DATASET EXCERPT:
════

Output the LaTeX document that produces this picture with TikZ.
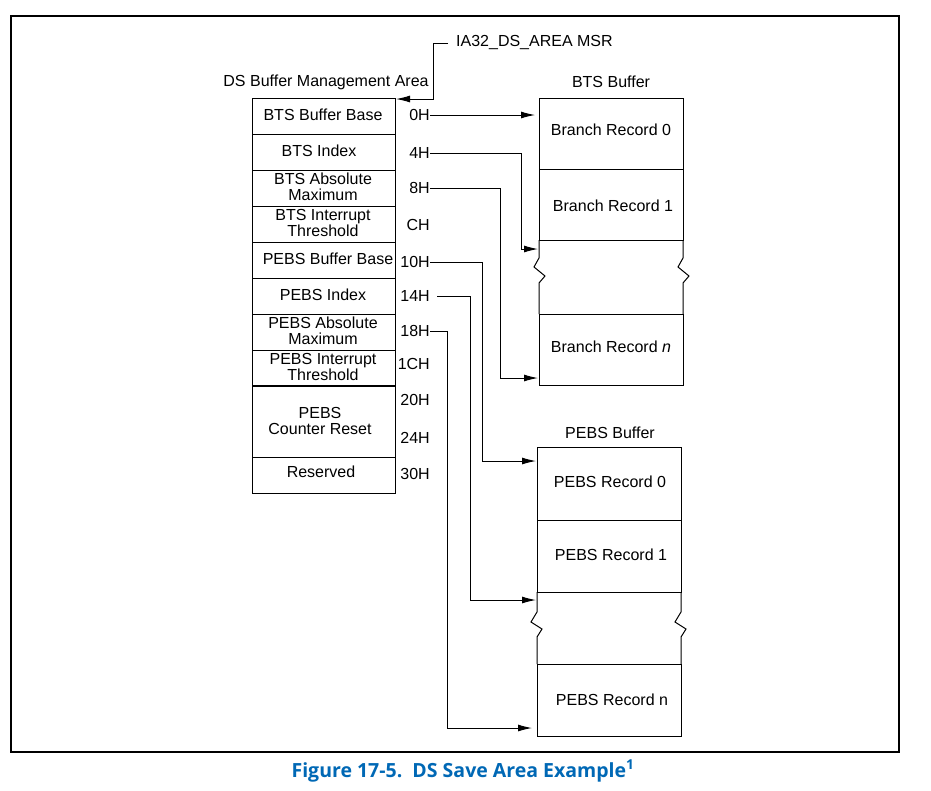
\documentclass[tikz,border=0pt]{standalone}
\usepackage{fontspec}
\setmainfont{Liberation Sans}
\newfontfamily\capfont{Open Sans}
\usetikzlibrary{arrows.meta}
\definecolor{capblue}{RGB}{0,104,181}
\begin{document}
\begin{tikzpicture}[x=1pt,y=-1pt,
  lbl/.style={font=\fontsize{16}{16.5}\selectfont,align=center,inner sep=0pt},
  off/.style={font=\fontsize{16}{16.5}\selectfont,anchor=east,inner sep=0pt},
  box/.style={draw,line width=1pt},
  ptr/.style={draw,line width=1pt,-{Latex[length=14pt,width=7pt]}}]
\useasboundingbox (0,0) rectangle (931,790);
\draw[line width=1.2pt] (11,16) rectangle (899,752);
% left table
\foreach \a/\b in {98/134,134/170,170/206,206/242,242/278,278/314,314/350,350/386,386/457,457/493}
  \draw[box] (252,\a) rectangle (395,\b);
\draw[line width=1.8pt] (252,386) -- (395,386);
\node[lbl] (t0) at (323,115) {BTS Buffer Base};
\node[lbl] (t1) at (319,151) {BTS Index};
\node[lbl] (t2) at (323,187) {BTS Absolute\\Maximum};
\node[lbl] (t3) at (323,223) {BTS Interrupt\\Threshold};
\node[lbl] (t4) at (328,259) {PEBS Buffer Base};
\node[lbl] (t5) at (323,295) {PEBS Index};
\node[lbl] (t6) at (323,331) {PEBS Absolute\\Maximum};
\node[lbl] (t7) at (323,367) {PEBS Interrupt\\Threshold};
\node[lbl] (t8) at (320,421) {PEBS\\Counter Reset};
\node[lbl] (t9) at (321,472) {Reserved};
\node[lbl] (title) at (326,82) {DS Buffer Management Area};
\node[lbl,anchor=west] (msr) at (456,43) {IA32\_DS\_AREA MSR};
% offsets
\node[off] (o0) at (430,115) {0H};
\node[off] (o4) at (430,153) {4H};
\node[off] (o8) at (430,188) {8H};
\node[off] (oC) at (430,225) {CH};
\node[off] (o10) at (430,262) {10H};
\node[off] (o14) at (430,296) {14H};
\node[off] (o18) at (430,331) {18H};
\node[off] (o1C) at (430,364) {1CH};
\node[off] (o20) at (430,400) {20H};
\node[off] (o24) at (430,438) {24H};
\node[off] (o30) at (430,474) {30H};
% BTS buffer
\node[lbl] (btsb) at (611,82) {BTS Buffer};
\draw[box] (539,98) rectangle (683,169);
\draw[box] (539,169) rectangle (683,240);
\draw[box] (539,314) rectangle (683,385);
\draw[box] (539,240) -- (683,240);
\draw[box] (539,240) -- (539,258) -- (534,267) -- (545,276) -- (539,283) -- (539,314);
\draw[box] (683,240) -- (683,258) -- (678,267) -- (689,276) -- (683,283) -- (683,314);
\node[lbl] (br0) at (611,130) {Branch Record 0};
\node[lbl] (br1) at (613,206) {Branch Record 1};
\node[lbl] (brn) at (611,347) {Branch Record \textit{n}};
\coordinate (b0) at (535,115);
\coordinate (b2) at (538,249);
\coordinate (bn) at (538,378);
% PEBS buffer
\node[lbl] (pebsb) at (610,433) {PEBS Buffer};
\draw[box] (537,447) rectangle (681,520);
\draw[box] (537,520) rectangle (681,592);
\draw[box] (537,664) rectangle (681,736);
\draw[box] (537,592) -- (681,592);
\draw[box] (537,592) -- (537,612) -- (531,622) -- (542,629) -- (537,637) -- (537,664);
\draw[box] (681,592) -- (681,612) -- (675,622) -- (686,629) -- (681,637) -- (681,664);
\node[lbl] (pr0) at (610,482) {PEBS Record 0};
\node[lbl] (pr1) at (611,555) {PEBS Record 1};
\node[lbl] (prn) at (612,700) {PEBS Record n};
\coordinate (p0) at (536,461);
\coordinate (p2) at (536,600);
\coordinate (pn) at (532,728);
% connectors
\coordinate (m1) at (448,43);
\path[ptr] (m1) -- (433,43) -- (433,99) -- (396,99);
\path[ptr] (o0.east) -- (b0);
\path[ptr] (o4.east) -- (521,153) -- (521,249) -- (b2);
\path[ptr] (o8.east) -- (500,188) -- (500,378) -- (bn);
\path[ptr] (o10.east) -- (482,262) -- (482,461) -- (p0);
\path[ptr] ([xshift=7pt]o14.east) -- (470,296) -- (470,600) -- (p2);
\path[ptr] (o18.east) -- (447,331) -- (447,728) -- (pn);
% caption
\node[font=\capfont\bfseries\fontsize{19.5}{20}\selectfont,text=capblue,inner sep=0pt] (cap) at (463,771) {Figure 17-5.\ \ DS Save Area Example\textsuperscript{1}};
\end{tikzpicture}
\end{document}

════

WRITTEN REQUEST: Output the lines above in full and exactly as given, omitting any pictures.

RESULT FOR THIS TASK:
Output the LaTeX document that produces this picture with TikZ.
\documentclass[tikz,border=0pt]{standalone}
\usepackage{fontspec}
\setmainfont{Liberation Sans}
\newfontfamily\capfont{Open Sans}
\usetikzlibrary{arrows.meta}
\definecolor{capblue}{RGB}{0,104,181}
\begin{document}
\begin{tikzpicture}[x=1pt,y=-1pt,
  lbl/.style={font=\fontsize{16}{16.5}\selectfont,align=center,inner sep=0pt},
  off/.style={font=\fontsize{16}{16.5}\selectfont,anchor=east,inner sep=0pt},
  box/.style={draw,line width=1pt},
  ptr/.style={draw,line width=1pt,-{Latex[length=14pt,width=7pt]}}]
\useasboundingbox (0,0) rectangle (931,790);
\draw[line width=1.2pt] (11,16) rectangle (899,752);
% left table
\foreach \a/\b in {98/134,134/170,170/206,206/242,242/278,278/314,314/350,350/386,386/457,457/493}
  \draw[box] (252,\a) rectangle (395,\b);
\draw[line width=1.8pt] (252,386) -- (395,386);
\node[lbl] (t0) at (323,115) {BTS Buffer Base};
\node[lbl] (t1) at (319,151) {BTS Index};
\node[lbl] (t2) at (323,187) {BTS Absolute\\Maximum};
\node[lbl] (t3) at (323,223) {BTS Interrupt\\Threshold};
\node[lbl] (t4) at (328,259) {PEBS Buffer Base};
\node[lbl] (t5) at (323,295) {PEBS Index};
\node[lbl] (t6) at (323,331) {PEBS Absolute\\Maximum};
\node[lbl] (t7) at (323,367) {PEBS Interrupt\\Threshold};
\node[lbl] (t8) at (320,421) {PEBS\\Counter Reset};
\node[lbl] (t9) at (321,472) {Reserved};
\node[lbl] (title) at (326,82) {DS Buffer Management Area};
\node[lbl,anchor=west] (msr) at (456,43) {IA32\_DS\_AREA MSR};
% offsets
\node[off] (o0) at (430,115) {0H};
\node[off] (o4) at (430,153) {4H};
\node[off] (o8) at (430,188) {8H};
\node[off] (oC) at (430,225) {CH};
\node[off] (o10) at (430,262) {10H};
\node[off] (o14) at (430,296) {14H};
\node[off] (o18) at (430,331) {18H};
\node[off] (o1C) at (430,364) {1CH};
\node[off] (o20) at (430,400) {20H};
\node[off] (o24) at (430,438) {24H};
\node[off] (o30) at (430,474) {30H};
% BTS buffer
\node[lbl] (btsb) at (611,82) {BTS Buffer};
\draw[box] (539,98) rectangle (683,169);
\draw[box] (539,169) rectangle (683,240);
\draw[box] (539,314) rectangle (683,385);
\draw[box] (539,240) -- (683,240);
\draw[box] (539,240) -- (539,258) -- (534,267) -- (545,276) -- (539,283) -- (539,314);
\draw[box] (683,240) -- (683,258) -- (678,267) -- (689,276) -- (683,283) -- (683,314);
\node[lbl] (br0) at (611,130) {Branch Record 0};
\node[lbl] (br1) at (613,206) {Branch Record 1};
\node[lbl] (brn) at (611,347) {Branch Record \textit{n}};
\coordinate (b0) at (535,115);
\coordinate (b2) at (538,249);
\coordinate (bn) at (538,378);
% PEBS buffer
\node[lbl] (pebsb) at (610,433) {PEBS Buffer};
\draw[box] (537,447) rectangle (681,520);
\draw[box] (537,520) rectangle (681,592);
\draw[box] (537,664) rectangle (681,736);
\draw[box] (537,592) -- (681,592);
\draw[box] (537,592) -- (537,612) -- (531,622) -- (542,629) -- (537,637) -- (537,664);
\draw[box] (681,592) -- (681,612) -- (675,622) -- (686,629) -- (681,637) -- (681,664);
\node[lbl] (pr0) at (610,482) {PEBS Record 0};
\node[lbl] (pr1) at (611,555) {PEBS Record 1};
\node[lbl] (prn) at (612,700) {PEBS Record n};
\coordinate (p0) at (536,461);
\coordinate (p2) at (536,600);
\coordinate (pn) at (532,728);
% connectors
\coordinate (m1) at (448,43);
\path[ptr] (m1) -- (433,43) -- (433,99) -- (396,99);
\path[ptr] (o0.east) -- (b0);
\path[ptr] (o4.east) -- (521,153) -- (521,249) -- (b2);
\path[ptr] (o8.east) -- (500,188) -- (500,378) -- (bn);
\path[ptr] (o10.east) -- (482,262) -- (482,461) -- (p0);
\path[ptr] ([xshift=7pt]o14.east) -- (470,296) -- (470,600) -- (p2);
\path[ptr] (o18.east) -- (447,331) -- (447,728) -- (pn);
% caption
\node[font=\capfont\bfseries\fontsize{19.5}{20}\selectfont,text=capblue,inner sep=0pt] (cap) at (463,771) {Figure 17-5.\ \ DS Save Area Example\textsuperscript{1}};
\end{tikzpicture}
\end{document}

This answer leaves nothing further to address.